Legal Framework and Public Policy
The court elaborated on the legal framework surrounding the accountant-client relationship, highlighting that it was governed by the principles of contract law and public policy. The court pointed out that the State Accountancy Board had established a code of professional conduct that further reinforced the expectation of confidentiality. This code mandated that accountants must not disclose confidential information without the client's consent, thus reflecting societal expectations regarding the handling of private financial data. The court acknowledged the importance of maintaining client trust in the professional relationship, which was critical to the functioning of the accounting profession.

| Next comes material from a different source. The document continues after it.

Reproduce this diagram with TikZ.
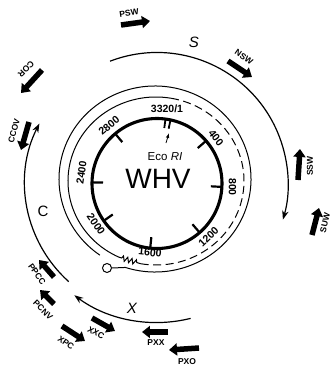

Even though there were exceptions to confidentiality based on public interests, the court maintained that these exceptions should be carefully evaluated to avoid unjustified breaches of client trust.
Erroneous Jury Instructions and Punitive Damages
The court addressed the issue of jury instructions regarding punitive damages and negligence claims against Wagenheim. It found that the trial court had erred in allowing the jury to consider punitive damages without a proper basis for liability against Alexander Grant. The court emphasized that punitive damages could only be awarded when there was a clear finding of malice or egregious conduct, which was not established in this case. Furthermore, the court noted that the jury had been misled into believing that Alexander Grant could be liable to Wagenheim for its actions, despite the absence of any direct duty owed to him. This misinterpretation of the law significantly impacted the trial's outcome, leading to a reversal of the punitive damages award and a need for further proceedings to clarify liability and damages.
Conclusion on Liability
In conclusion, the court affirmed that while an accountant has a duty of confidentiality to its client, this duty does not extend to third parties like Wagenheim in the case of a breach. The court clarified that any damages claimed by third parties resulting from a breach of this duty could not be substantiated under existing legal principles. Consequently, the court reversed the awards granted to Wagenheim while maintaining certain aspects of the judgment in favor of CDS. The decision emphasized the necessity of distinguishing between client confidentiality and third-party claims within the context of professional relationships, thereby shaping the boundaries of liability in similar future cases involving accountants. The court's ruling underscored the importance of adhering to professional standards while navigating the complexities of client confidentiality and public interest.